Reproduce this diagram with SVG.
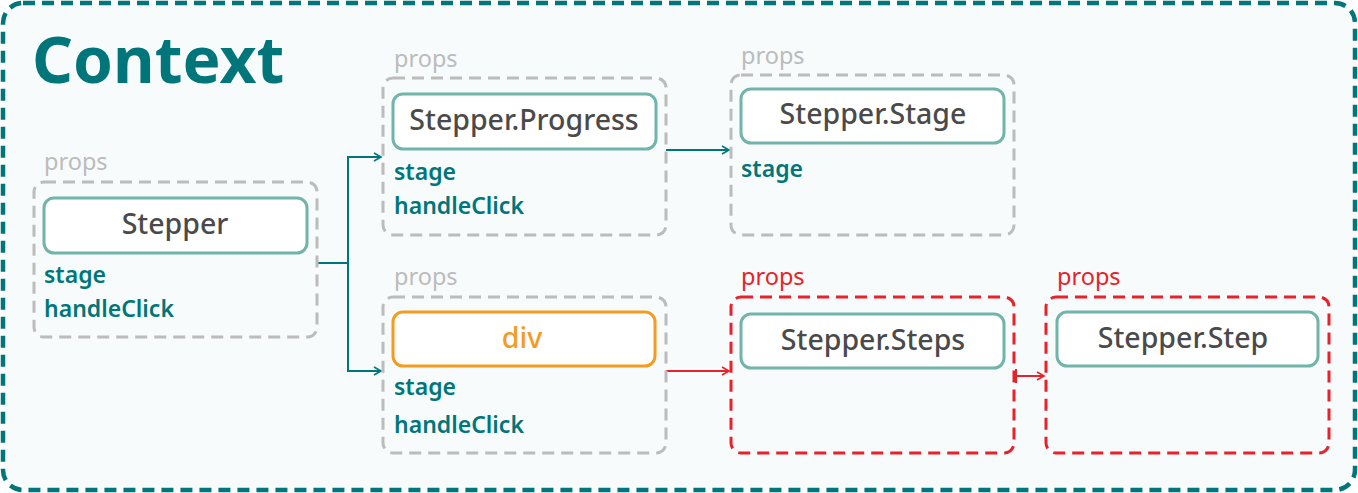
<svg xmlns="http://www.w3.org/2000/svg" width="1358" height="493" viewBox="0 0 1358 493">
<defs>
<style>
text{font-family:"Noto Sans","Open Sans",sans-serif}
.outer{fill:none;stroke:#bcbcbc;stroke-width:3;stroke-dasharray:12 7}
.red{fill:none;stroke:#e8222a;stroke-width:3;stroke-dasharray:12 7}
.inner{fill:#fff;stroke:#70b4aa;stroke-width:3}
.name{font-size:28.5px;fill:#4a4a4a;text-anchor:middle;dominant-baseline:central;font-weight:500}
.prop{font-size:23px;fill:#00767a;font-weight:600;dominant-baseline:central}
.pl{font-size:23.5px;fill:#bcbcbc;dominant-baseline:central}
.plr{font-size:23.5px;fill:#e8222a;dominant-baseline:central}
.ct{fill:none;stroke:#00767a;stroke-width:2}
.cr{fill:none;stroke:#e8222a;stroke-width:2}
</style>
<marker id="at" markerWidth="10" markerHeight="10" refX="8" refY="5" orient="auto" markerUnits="userSpaceOnUse"><path d="M1,1 L8,5 L1,9" fill="none" stroke="#00767a" stroke-width="1.6"/></marker>
<marker id="ar" markerWidth="10" markerHeight="10" refX="8" refY="5" orient="auto" markerUnits="userSpaceOnUse"><path d="M1,1 L8,5 L1,9" fill="none" stroke="#e8222a" stroke-width="1.6"/></marker>
</defs>
<rect x="3" y="3" width="1352" height="487" rx="20" fill="#f7fbfb" stroke="#00767a" stroke-width="4.5" stroke-dasharray="12 7"/>
<text x="32" y="58" font-size="64" font-weight="700" fill="#00767a" dominant-baseline="central">Context</text>
<g id="connectors">
<path class="ct" d="M317,263 H348 V157 H381" marker-end="url(#at)"/>
<path class="ct" d="M348,263 V371 H381" marker-end="url(#at)"/>
<path class="ct" d="M666,150 H729" marker-end="url(#at)"/>
<path class="cr" d="M666,371 H729" marker-end="url(#ar)"/>
<path class="cr" d="M1016,376 H1044" marker-end="url(#ar)"/>
<path class="cr" d="M1016,369 V383"/>
</g>
<g id="stepper">
<text class="pl" x="44" y="161">props</text>
<rect class="outer" x="34" y="182" width="283" height="155" rx="10"/>
<rect class="inner" x="44" y="198" width="263" height="55" rx="10"/>
<text class="name" x="175" y="223">Stepper</text>
<text class="prop" x="44" y="274">stage</text>
<text class="prop" x="44" y="308">handleClick</text>
</g>
<g id="progress">
<text class="pl" x="394" y="58">props</text>
<rect class="outer" x="383" y="78" width="283" height="157" rx="10"/>
<rect class="inner" x="393" y="94" width="263" height="55" rx="10"/>
<text class="name" x="524" y="119">Stepper.Progress</text>
<text class="prop" x="394" y="171">stage</text>
<text class="prop" x="394" y="205">handleClick</text>
</g>
<g id="stage">
<text class="pl" x="741" y="55">props</text>
<rect class="outer" x="731" y="75" width="283" height="160" rx="10"/>
<rect class="inner" x="741" y="89" width="263" height="54" rx="10"/>
<text class="name" x="873" y="113">Stepper.Stage</text>
<text class="prop" x="741" y="168">stage</text>
</g>
<g id="div">
<text class="pl" x="394" y="276">props</text>
<rect class="outer" x="383" y="297" width="283" height="156" rx="10"/>
<rect x="393" y="312" width="262" height="54" rx="10" fill="#fff" stroke="#f39c1f" stroke-width="3"/>
<text class="name" x="522" y="337" style="fill:#f39c1f">div</text>
<text class="prop" x="394" y="386">stage</text>
<text class="prop" x="394" y="424">handleClick</text>
</g>
<g id="steps">
<text class="plr" x="741" y="276">props</text>
<rect class="red" x="731" y="297" width="283" height="156" rx="10"/>
<rect class="inner" x="741" y="314" width="263" height="54" rx="10"/>
<text class="name" x="873" y="339">Stepper.Steps</text>
</g>
<g id="step">
<text class="plr" x="1057" y="276">props</text>
<rect class="red" x="1046" y="297" width="283" height="156" rx="10"/>
<rect class="inner" x="1057" y="312" width="261" height="54" rx="10"/>
<text class="name" x="1183" y="337">Stepper.Step</text>
</g>
</svg>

> _What you are asked to do_
Omit every picture while copying the listing above exactly.

> _Output below_
Reproduce this diagram with SVG.
<svg xmlns="http://www.w3.org/2000/svg" width="1358" height="493" viewBox="0 0 1358 493">
<defs>
<style>
text{font-family:"Noto Sans","Open Sans",sans-serif}
.outer{fill:none;stroke:#bcbcbc;stroke-width:3;stroke-dasharray:12 7}
.red{fill:none;stroke:#e8222a;stroke-width:3;stroke-dasharray:12 7}
.inner{fill:#fff;stroke:#70b4aa;stroke-width:3}
.name{font-size:28.5px;fill:#4a4a4a;text-anchor:middle;dominant-baseline:central;font-weight:500}
.prop{font-size:23px;fill:#00767a;font-weight:600;dominant-baseline:central}
.pl{font-size:23.5px;fill:#bcbcbc;dominant-baseline:central}
.plr{font-size:23.5px;fill:#e8222a;dominant-baseline:central}
.ct{fill:none;stroke:#00767a;stroke-width:2}
.cr{fill:none;stroke:#e8222a;stroke-width:2}
</style>
<marker id="at" markerWidth="10" markerHeight="10" refX="8" refY="5" orient="auto" markerUnits="userSpaceOnUse"><path d="M1,1 L8,5 L1,9" fill="none" stroke="#00767a" stroke-width="1.6"/></marker>
<marker id="ar" markerWidth="10" markerHeight="10" refX="8" refY="5" orient="auto" markerUnits="userSpaceOnUse"><path d="M1,1 L8,5 L1,9" fill="none" stroke="#e8222a" stroke-width="1.6"/></marker>
</defs>
<rect x="3" y="3" width="1352" height="487" rx="20" fill="#f7fbfb" stroke="#00767a" stroke-width="4.5" stroke-dasharray="12 7"/>
<text x="32" y="58" font-size="64" font-weight="700" fill="#00767a" dominant-baseline="central">Context</text>
<g id="connectors">
<path class="ct" d="M317,263 H348 V157 H381" marker-end="url(#at)"/>
<path class="ct" d="M348,263 V371 H381" marker-end="url(#at)"/>
<path class="ct" d="M666,150 H729" marker-end="url(#at)"/>
<path class="cr" d="M666,371 H729" marker-end="url(#ar)"/>
<path class="cr" d="M1016,376 H1044" marker-end="url(#ar)"/>
<path class="cr" d="M1016,369 V383"/>
</g>
<g id="stepper">
<text class="pl" x="44" y="161">props</text>
<rect class="outer" x="34" y="182" width="283" height="155" rx="10"/>
<rect class="inner" x="44" y="198" width="263" height="55" rx="10"/>
<text class="name" x="175" y="223">Stepper</text>
<text class="prop" x="44" y="274">stage</text>
<text class="prop" x="44" y="308">handleClick</text>
</g>
<g id="progress">
<text class="pl" x="394" y="58">props</text>
<rect class="outer" x="383" y="78" width="283" height="157" rx="10"/>
<rect class="inner" x="393" y="94" width="263" height="55" rx="10"/>
<text class="name" x="524" y="119">Stepper.Progress</text>
<text class="prop" x="394" y="171">stage</text>
<text class="prop" x="394" y="205">handleClick</text>
</g>
<g id="stage">
<text class="pl" x="741" y="55">props</text>
<rect class="outer" x="731" y="75" width="283" height="160" rx="10"/>
<rect class="inner" x="741" y="89" width="263" height="54" rx="10"/>
<text class="name" x="873" y="113">Stepper.Stage</text>
<text class="prop" x="741" y="168">stage</text>
</g>
<g id="div">
<text class="pl" x="394" y="276">props</text>
<rect class="outer" x="383" y="297" width="283" height="156" rx="10"/>
<rect x="393" y="312" width="262" height="54" rx="10" fill="#fff" stroke="#f39c1f" stroke-width="3"/>
<text class="name" x="522" y="337" style="fill:#f39c1f">div</text>
<text class="prop" x="394" y="386">stage</text>
<text class="prop" x="394" y="424">handleClick</text>
</g>
<g id="steps">
<text class="plr" x="741" y="276">props</text>
<rect class="red" x="731" y="297" width="283" height="156" rx="10"/>
<rect class="inner" x="741" y="314" width="263" height="54" rx="10"/>
<text class="name" x="873" y="339">Stepper.Steps</text>
</g>
<g id="step">
<text class="plr" x="1057" y="276">props</text>
<rect class="red" x="1046" y="297" width="283" height="156" rx="10"/>
<rect class="inner" x="1057" y="312" width="261" height="54" rx="10"/>
<text class="name" x="1183" y="337">Stepper.Step</text>
</g>
</svg>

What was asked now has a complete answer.